To make the most of your time at the park, follow this simple itinerary:

  1. Arrive via the Gondola: Start at the corner of Mission and Fremont. It’s the most dramatic entrance.
  2. Walk the Full Loop: Start at the Main Plaza and head west. This takes you through the various gardens in a logical order.
  3. Find the Bus Fountain: Wait for a few minutes to see the water jets react to the traffic below.
  4. Grab a Drink: Head to the Barebottle kiosk for a local brew or a kombucha.
  5. Relax on the Great Lawn: Give yourself 20 minutes to just sit. Look up at the Salesforce Tower. It’s the only place you can really see the "crown" of the building from such a close, low angle.

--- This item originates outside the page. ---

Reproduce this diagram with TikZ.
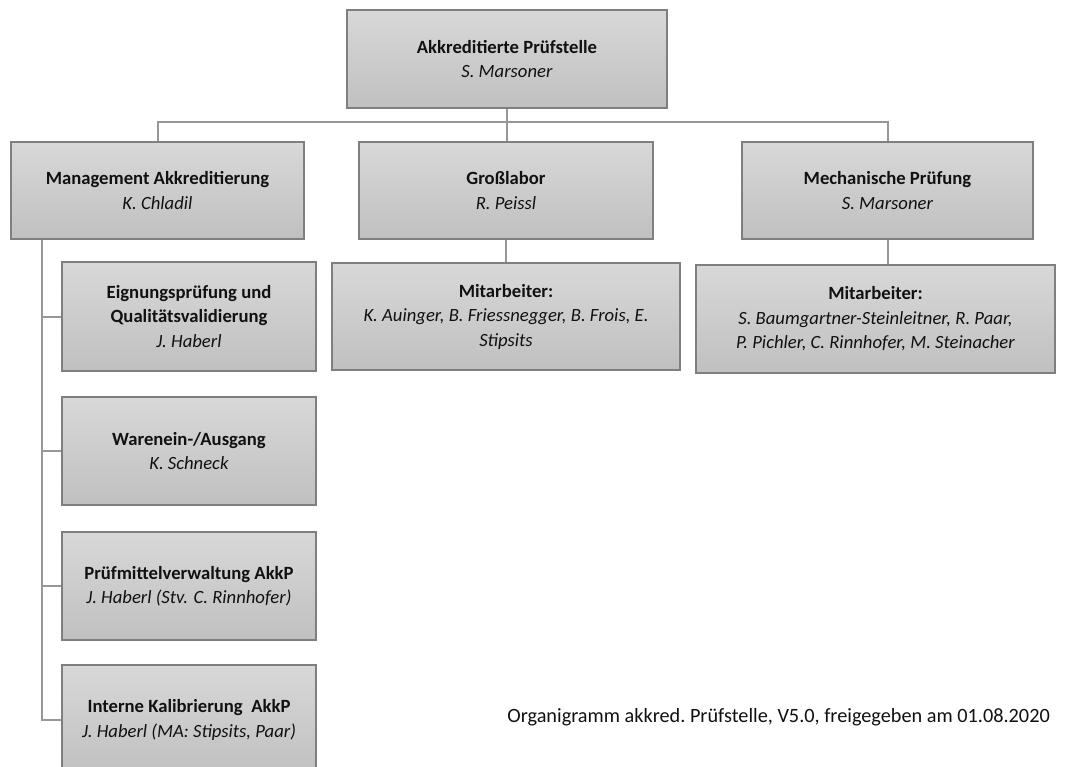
\documentclass[tikz,border=0pt]{standalone}
\usepackage{fontspec}
\setmainfont{Carlito}
\usetikzlibrary{shadings}
\definecolor{boxtop}{HTML}{D8D8D8}
\definecolor{boxbot}{HTML}{C0C0C0}
\definecolor{boxedge}{HTML}{7F7F7F}
\definecolor{linegray}{HTML}{979797}
\definecolor{txt}{HTML}{111111}
\tikzset{
  orgbox/.style={draw=boxedge, line width=1.1pt, top color=boxtop, bottom color=boxbot,
    align=center, inner sep=2pt, text=txt, font=\fontsize{14}{18.4}\selectfont},
  conn/.style={draw=linegray, line width=1.5pt},
}
\begin{document}
\begin{tikzpicture}[x=0.75pt,y=-0.75pt]
\useasboundingbox[fill=white] (0,0) rectangle (1067,767);
% top
\node[orgbox, minimum width=320*0.75pt, minimum height=98*0.75pt] (top) at (507,59)
  {\textbf{Akkreditierte Prüfstelle}\\\textit{S. Marsoner}};
% level 2
\node[orgbox, minimum width=293*0.75pt, minimum height=97*0.75pt] (mgmt) at (157.5,190.5)
  {\textbf{Management Akkreditierung}\\\textit{K. Chladil}};
\node[orgbox, minimum width=294*0.75pt, minimum height=97*0.75pt] (gross) at (506,190.5)
  {\textbf{Großlabor}\\\textit{R. Peissl}};
\node[orgbox, minimum width=291*0.75pt, minimum height=97*0.75pt] (mech) at (887.5,190.5)
  {\textbf{Mechanische Prüfung}\\\textit{S. Marsoner}};
% Mitarbeiter
\node[orgbox, minimum width=348*0.75pt, minimum height=107*0.75pt] (mitG) at (506,316.5)
  {\textbf{Mitarbeiter:}\\\textit{K. Auinger, B. Friessnegger, B. Frois, E.}\\\textit{Stipsits}};
\node[orgbox, minimum width=359*0.75pt, minimum height=108*0.75pt] (mitM) at (875.5,319)
  {\textbf{Mitarbeiter:}\\\textit{S. Baumgartner-Steinleitner, R. Paar,}\\\textit{P. Pichler, C. Rinnhofer, M. Steinacher}};
% left children
\node[orgbox, minimum width=254*0.75pt, minimum height=109*0.75pt] (c1) at (189,316.5)
  {\textbf{Eignungsprüfung und}\\\textbf{Qualitätsvalidierung}\\\textit{J. Haberl}};
\node[orgbox, minimum width=254*0.75pt, minimum height=108*0.75pt] (c2) at (189,451)
  {\textbf{Warenein-/Ausgang}\\\textit{K. Schneck}};
\node[orgbox, minimum width=254*0.75pt, minimum height=108*0.75pt] (c3) at (189,586)
  {\textbf{Prüfmittelverwaltung AkkP}\\\textit{J. Haberl (Stv. C. Rinnhofer)}};
\node[orgbox, minimum width=254*0.75pt, minimum height=110*0.75pt] (c4) at (189,720)
  {\textbf{Interne Kalibrierung\ \ AkkP}\\\textit{J. Haberl (MA: Stipsits, Paar)}};
% connectors
\coordinate (bus) at (507,122);
\coordinate (spine) at (42,239);
\draw[conn] (top.south) -- (top.south |- bus);
\draw[conn] (mgmt.north) |- (bus) -| (mech.north);
\draw[conn] (top.south |- bus) -- (top.south |- gross.north);
\draw[conn] (gross.south) -- (gross.south |- mitG.north);
\draw[conn] (mech.south) -- (mech.south |- mitM.north);
\draw[conn] (mgmt.south -| spine) -- (c4.west -| spine) -- (c4.west);
\draw[conn] (c1.west -| spine) -- (c1.west);
\draw[conn] (c2.west -| spine) -- (c2.west);
\draw[conn] (c3.west -| spine) -- (c3.west);
% footnote
\node[anchor=east, inner sep=0pt, text=txt, font=\fontsize{15.2}{18}\selectfont] (foot) at (1050,717)
  {Organigramm akkred.\ Prüfstelle, V5.0, freigegeben am 01.08.2020};
\end{tikzpicture}
\end{document}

  6. Exit via the Grand Hall: Take the escalators down into the Transbay Terminal itself. The architecture inside is just as impressive as the park outside, with massive light columns that bring sunshine down to the bus platforms.

Salesforce Park is a rare example of a big city project that actually delivered on its "urban oasis" promise. It’s functional, it’s beautiful, and it’s free. In a city as expensive as San Francisco, that’s a win.